◆ Task requirements ◆
What follows is a set of entries. Repeat them exactly, but not their pictures.

Dataset entries:
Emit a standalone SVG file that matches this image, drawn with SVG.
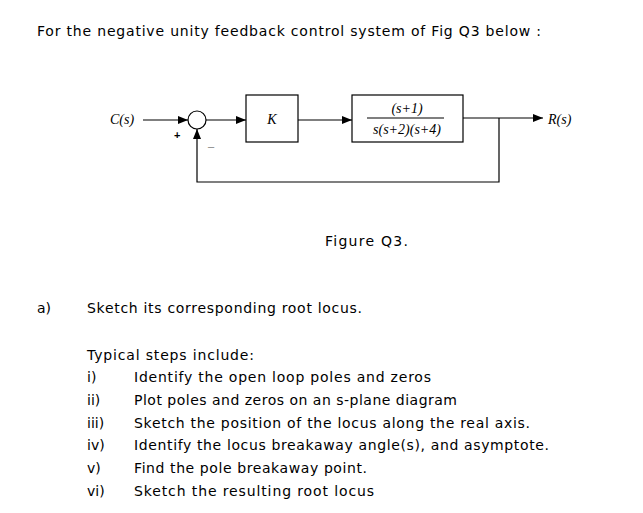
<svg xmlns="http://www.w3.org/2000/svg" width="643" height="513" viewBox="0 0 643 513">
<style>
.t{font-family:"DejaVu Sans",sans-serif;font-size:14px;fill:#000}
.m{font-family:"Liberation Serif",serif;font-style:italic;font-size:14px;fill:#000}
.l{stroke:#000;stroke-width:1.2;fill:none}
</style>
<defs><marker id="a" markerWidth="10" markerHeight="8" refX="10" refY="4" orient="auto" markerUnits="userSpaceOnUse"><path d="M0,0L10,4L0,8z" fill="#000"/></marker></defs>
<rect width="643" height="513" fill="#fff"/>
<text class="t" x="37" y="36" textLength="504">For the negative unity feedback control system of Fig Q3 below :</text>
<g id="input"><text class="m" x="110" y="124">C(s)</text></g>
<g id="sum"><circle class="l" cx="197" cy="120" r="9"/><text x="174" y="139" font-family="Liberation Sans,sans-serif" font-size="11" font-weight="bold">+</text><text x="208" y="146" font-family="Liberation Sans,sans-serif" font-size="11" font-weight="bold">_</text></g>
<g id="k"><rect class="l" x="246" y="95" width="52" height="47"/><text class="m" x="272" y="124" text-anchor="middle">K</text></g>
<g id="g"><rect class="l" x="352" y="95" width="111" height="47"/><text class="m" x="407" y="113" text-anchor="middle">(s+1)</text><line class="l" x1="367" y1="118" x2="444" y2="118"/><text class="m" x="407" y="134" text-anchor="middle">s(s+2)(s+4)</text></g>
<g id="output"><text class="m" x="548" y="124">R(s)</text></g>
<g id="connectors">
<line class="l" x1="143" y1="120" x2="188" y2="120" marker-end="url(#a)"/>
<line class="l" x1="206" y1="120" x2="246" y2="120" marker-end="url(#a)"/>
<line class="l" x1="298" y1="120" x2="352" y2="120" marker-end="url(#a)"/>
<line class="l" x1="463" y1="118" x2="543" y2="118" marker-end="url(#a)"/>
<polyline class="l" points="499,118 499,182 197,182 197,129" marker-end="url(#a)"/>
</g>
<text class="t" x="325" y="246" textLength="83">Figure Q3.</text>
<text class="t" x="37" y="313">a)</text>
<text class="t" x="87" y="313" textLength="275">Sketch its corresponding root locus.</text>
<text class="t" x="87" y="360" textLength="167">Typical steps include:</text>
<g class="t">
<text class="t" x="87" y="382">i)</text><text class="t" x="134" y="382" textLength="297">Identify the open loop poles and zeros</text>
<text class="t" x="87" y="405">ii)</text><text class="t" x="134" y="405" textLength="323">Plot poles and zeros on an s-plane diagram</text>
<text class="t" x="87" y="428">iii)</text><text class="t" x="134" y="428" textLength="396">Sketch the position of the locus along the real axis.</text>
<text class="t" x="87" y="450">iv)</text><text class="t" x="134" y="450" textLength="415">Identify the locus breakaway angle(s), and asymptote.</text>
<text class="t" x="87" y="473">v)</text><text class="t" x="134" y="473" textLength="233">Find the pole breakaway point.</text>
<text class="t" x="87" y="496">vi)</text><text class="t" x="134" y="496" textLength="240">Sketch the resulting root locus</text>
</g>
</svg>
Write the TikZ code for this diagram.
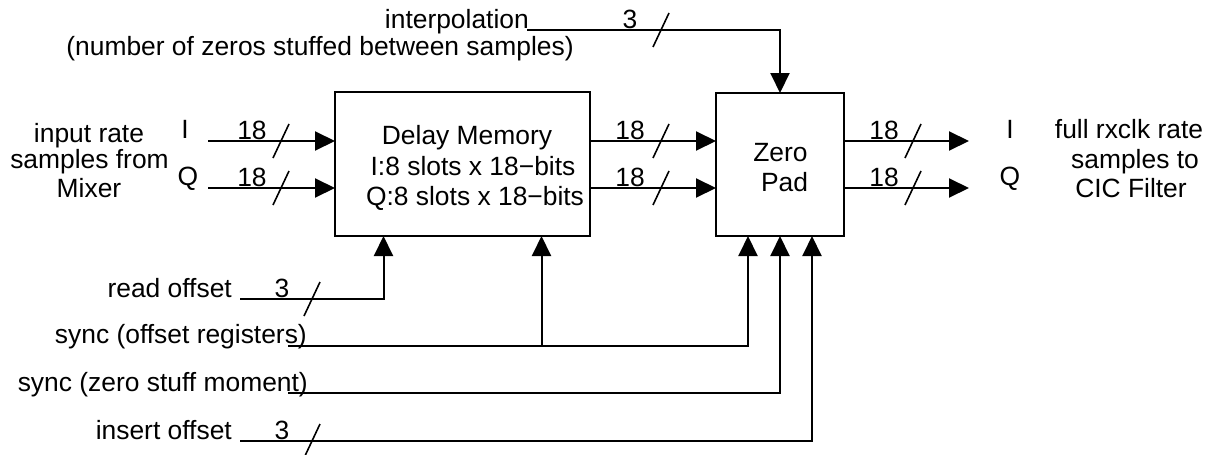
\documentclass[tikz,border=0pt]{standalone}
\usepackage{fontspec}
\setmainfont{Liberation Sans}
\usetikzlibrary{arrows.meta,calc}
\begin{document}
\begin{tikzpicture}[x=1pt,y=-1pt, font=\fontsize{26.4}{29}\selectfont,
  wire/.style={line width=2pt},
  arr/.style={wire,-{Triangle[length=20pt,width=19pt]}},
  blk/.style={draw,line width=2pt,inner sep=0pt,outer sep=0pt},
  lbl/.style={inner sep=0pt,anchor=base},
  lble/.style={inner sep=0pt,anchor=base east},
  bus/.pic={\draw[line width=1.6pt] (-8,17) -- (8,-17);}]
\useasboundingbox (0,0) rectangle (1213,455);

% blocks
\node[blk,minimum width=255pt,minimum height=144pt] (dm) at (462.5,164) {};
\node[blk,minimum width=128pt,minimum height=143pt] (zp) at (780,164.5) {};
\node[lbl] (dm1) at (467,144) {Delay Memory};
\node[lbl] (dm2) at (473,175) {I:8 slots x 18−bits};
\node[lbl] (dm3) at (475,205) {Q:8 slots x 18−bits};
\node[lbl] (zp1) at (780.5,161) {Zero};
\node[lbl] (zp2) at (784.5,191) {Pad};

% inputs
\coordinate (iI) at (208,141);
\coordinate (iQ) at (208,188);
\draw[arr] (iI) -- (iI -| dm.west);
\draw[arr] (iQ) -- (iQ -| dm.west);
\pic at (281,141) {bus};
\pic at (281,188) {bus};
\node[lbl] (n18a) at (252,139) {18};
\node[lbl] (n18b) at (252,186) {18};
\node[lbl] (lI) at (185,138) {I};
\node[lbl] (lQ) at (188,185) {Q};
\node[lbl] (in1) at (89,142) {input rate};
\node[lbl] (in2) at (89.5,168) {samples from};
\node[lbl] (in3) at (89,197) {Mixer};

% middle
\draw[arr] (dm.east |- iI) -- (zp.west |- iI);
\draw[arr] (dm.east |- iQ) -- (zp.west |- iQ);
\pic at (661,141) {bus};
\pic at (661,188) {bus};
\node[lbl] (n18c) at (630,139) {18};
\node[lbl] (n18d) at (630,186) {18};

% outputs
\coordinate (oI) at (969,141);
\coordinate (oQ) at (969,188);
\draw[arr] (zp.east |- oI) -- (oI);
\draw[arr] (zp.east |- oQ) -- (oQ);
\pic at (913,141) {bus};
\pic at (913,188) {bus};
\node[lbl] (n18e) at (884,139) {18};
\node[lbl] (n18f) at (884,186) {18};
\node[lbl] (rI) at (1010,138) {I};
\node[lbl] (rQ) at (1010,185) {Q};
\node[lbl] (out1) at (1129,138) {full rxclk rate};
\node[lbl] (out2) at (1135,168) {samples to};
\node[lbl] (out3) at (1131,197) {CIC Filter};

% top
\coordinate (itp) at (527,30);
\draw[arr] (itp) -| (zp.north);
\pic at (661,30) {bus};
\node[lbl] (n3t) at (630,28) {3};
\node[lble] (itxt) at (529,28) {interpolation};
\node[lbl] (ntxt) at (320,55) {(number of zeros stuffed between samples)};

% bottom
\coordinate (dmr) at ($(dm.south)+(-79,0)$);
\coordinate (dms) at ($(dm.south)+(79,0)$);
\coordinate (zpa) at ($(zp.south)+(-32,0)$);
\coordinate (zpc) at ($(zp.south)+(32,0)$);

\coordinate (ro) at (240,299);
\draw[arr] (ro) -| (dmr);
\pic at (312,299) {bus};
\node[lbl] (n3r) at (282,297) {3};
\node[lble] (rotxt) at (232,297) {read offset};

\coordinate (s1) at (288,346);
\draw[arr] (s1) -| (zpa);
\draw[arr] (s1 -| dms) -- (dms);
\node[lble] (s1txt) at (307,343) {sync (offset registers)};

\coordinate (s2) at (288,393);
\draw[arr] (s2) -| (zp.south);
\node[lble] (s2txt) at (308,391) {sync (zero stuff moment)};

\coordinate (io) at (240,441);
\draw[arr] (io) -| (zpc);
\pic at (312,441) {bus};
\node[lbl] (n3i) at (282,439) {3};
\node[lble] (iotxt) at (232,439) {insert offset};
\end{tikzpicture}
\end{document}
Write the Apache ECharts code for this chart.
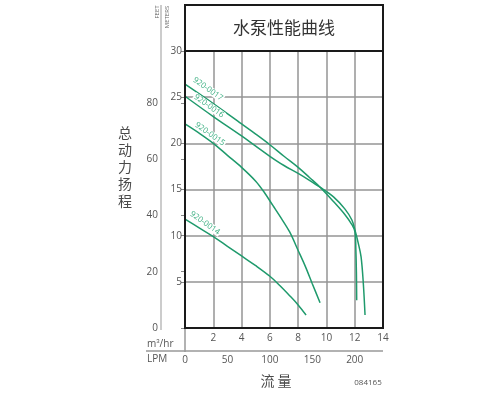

◆ The answer ◆
Emit a standalone SVG file that matches this image, drawn with SVG.
<svg xmlns="http://www.w3.org/2000/svg" width="643" height="513" viewBox="0 0 643 513">
<style>
.t{font-family:"DejaVu Sans",sans-serif;font-size:14px;fill:#000}
.m{font-family:"Liberation Serif",serif;font-style:italic;font-size:14px;fill:#000}
.l{stroke:#000;stroke-width:1.2;fill:none}
</style>
<defs><marker id="a" markerWidth="10" markerHeight="8" refX="10" refY="4" orient="auto" markerUnits="userSpaceOnUse"><path d="M0,0L10,4L0,8z" fill="#000"/></marker></defs>
<rect width="643" height="513" fill="#fff"/>
<text class="t" x="37" y="36" textLength="504">For the negative unity feedback control system of Fig Q3 below :</text>
<g id="input"><text class="m" x="110" y="124">C(s)</text></g>
<g id="sum"><circle class="l" cx="197" cy="120" r="9"/><text x="174" y="139" font-family="Liberation Sans,sans-serif" font-size="11" font-weight="bold">+</text><text x="208" y="146" font-family="Liberation Sans,sans-serif" font-size="11" font-weight="bold">_</text></g>
<g id="k"><rect class="l" x="246" y="95" width="52" height="47"/><text class="m" x="272" y="124" text-anchor="middle">K</text></g>
<g id="g"><rect class="l" x="352" y="95" width="111" height="47"/><text class="m" x="407" y="113" text-anchor="middle">(s+1)</text><line class="l" x1="367" y1="118" x2="444" y2="118"/><text class="m" x="407" y="134" text-anchor="middle">s(s+2)(s+4)</text></g>
<g id="output"><text class="m" x="548" y="124">R(s)</text></g>
<g id="connectors">
<line class="l" x1="143" y1="120" x2="188" y2="120" marker-end="url(#a)"/>
<line class="l" x1="206" y1="120" x2="246" y2="120" marker-end="url(#a)"/>
<line class="l" x1="298" y1="120" x2="352" y2="120" marker-end="url(#a)"/>
<line class="l" x1="463" y1="118" x2="543" y2="118" marker-end="url(#a)"/>
<polyline class="l" points="499,118 499,182 197,182 197,129" marker-end="url(#a)"/>
</g>
<text class="t" x="325" y="246" textLength="83">Figure Q3.</text>
<text class="t" x="37" y="313">a)</text>
<text class="t" x="87" y="313" textLength="275">Sketch its corresponding root locus.</text>
<text class="t" x="87" y="360" textLength="167">Typical steps include:</text>
<g class="t">
<text class="t" x="87" y="382">i)</text><text class="t" x="134" y="382" textLength="297">Identify the open loop poles and zeros</text>
<text class="t" x="87" y="405">ii)</text><text class="t" x="134" y="405" textLength="323">Plot poles and zeros on an s-plane diagram</text>
<text class="t" x="87" y="428">iii)</text><text class="t" x="134" y="428" textLength="396">Sketch the position of the locus along the real axis.</text>
<text class="t" x="87" y="450">iv)</text><text class="t" x="134" y="450" textLength="415">Identify the locus breakaway angle(s), and asymptote.</text>
<text class="t" x="87" y="473">v)</text><text class="t" x="134" y="473" textLength="233">Find the pole breakaway point.</text>
<text class="t" x="87" y="496">vi)</text><text class="t" x="134" y="496" textLength="240">Sketch the resulting root locus</text>
</g>
</svg>
Write the TikZ code for this diagram.
\documentclass[tikz,border=0pt]{standalone}
\usepackage{fontspec}
\setmainfont{Liberation Sans}
\usetikzlibrary{arrows.meta,calc}
\begin{document}
\begin{tikzpicture}[x=1pt,y=-1pt, font=\fontsize{26.4}{29}\selectfont,
  wire/.style={line width=2pt},
  arr/.style={wire,-{Triangle[length=20pt,width=19pt]}},
  blk/.style={draw,line width=2pt,inner sep=0pt,outer sep=0pt},
  lbl/.style={inner sep=0pt,anchor=base},
  lble/.style={inner sep=0pt,anchor=base east},
  bus/.pic={\draw[line width=1.6pt] (-8,17) -- (8,-17);}]
\useasboundingbox (0,0) rectangle (1213,455);

% blocks
\node[blk,minimum width=255pt,minimum height=144pt] (dm) at (462.5,164) {};
\node[blk,minimum width=128pt,minimum height=143pt] (zp) at (780,164.5) {};
\node[lbl] (dm1) at (467,144) {Delay Memory};
\node[lbl] (dm2) at (473,175) {I:8 slots x 18−bits};
\node[lbl] (dm3) at (475,205) {Q:8 slots x 18−bits};
\node[lbl] (zp1) at (780.5,161) {Zero};
\node[lbl] (zp2) at (784.5,191) {Pad};

% inputs
\coordinate (iI) at (208,141);
\coordinate (iQ) at (208,188);
\draw[arr] (iI) -- (iI -| dm.west);
\draw[arr] (iQ) -- (iQ -| dm.west);
\pic at (281,141) {bus};
\pic at (281,188) {bus};
\node[lbl] (n18a) at (252,139) {18};
\node[lbl] (n18b) at (252,186) {18};
\node[lbl] (lI) at (185,138) {I};
\node[lbl] (lQ) at (188,185) {Q};
\node[lbl] (in1) at (89,142) {input rate};
\node[lbl] (in2) at (89.5,168) {samples from};
\node[lbl] (in3) at (89,197) {Mixer};

% middle
\draw[arr] (dm.east |- iI) -- (zp.west |- iI);
\draw[arr] (dm.east |- iQ) -- (zp.west |- iQ);
\pic at (661,141) {bus};
\pic at (661,188) {bus};
\node[lbl] (n18c) at (630,139) {18};
\node[lbl] (n18d) at (630,186) {18};

% outputs
\coordinate (oI) at (969,141);
\coordinate (oQ) at (969,188);
\draw[arr] (zp.east |- oI) -- (oI);
\draw[arr] (zp.east |- oQ) -- (oQ);
\pic at (913,141) {bus};
\pic at (913,188) {bus};
\node[lbl] (n18e) at (884,139) {18};
\node[lbl] (n18f) at (884,186) {18};
\node[lbl] (rI) at (1010,138) {I};
\node[lbl] (rQ) at (1010,185) {Q};
\node[lbl] (out1) at (1129,138) {full rxclk rate};
\node[lbl] (out2) at (1135,168) {samples to};
\node[lbl] (out3) at (1131,197) {CIC Filter};

% top
\coordinate (itp) at (527,30);
\draw[arr] (itp) -| (zp.north);
\pic at (661,30) {bus};
\node[lbl] (n3t) at (630,28) {3};
\node[lble] (itxt) at (529,28) {interpolation};
\node[lbl] (ntxt) at (320,55) {(number of zeros stuffed between samples)};

% bottom
\coordinate (dmr) at ($(dm.south)+(-79,0)$);
\coordinate (dms) at ($(dm.south)+(79,0)$);
\coordinate (zpa) at ($(zp.south)+(-32,0)$);
\coordinate (zpc) at ($(zp.south)+(32,0)$);

\coordinate (ro) at (240,299);
\draw[arr] (ro) -| (dmr);
\pic at (312,299) {bus};
\node[lbl] (n3r) at (282,297) {3};
\node[lble] (rotxt) at (232,297) {read offset};

\coordinate (s1) at (288,346);
\draw[arr] (s1) -| (zpa);
\draw[arr] (s1 -| dms) -- (dms);
\node[lble] (s1txt) at (307,343) {sync (offset registers)};

\coordinate (s2) at (288,393);
\draw[arr] (s2) -| (zp.south);
\node[lble] (s2txt) at (308,391) {sync (zero stuff moment)};

\coordinate (io) at (240,441);
\draw[arr] (io) -| (zpc);
\pic at (312,441) {bus};
\node[lbl] (n3i) at (282,439) {3};
\node[lble] (iotxt) at (232,439) {insert offset};
\end{tikzpicture}
\end{document}
Write the Apache ECharts code for this chart.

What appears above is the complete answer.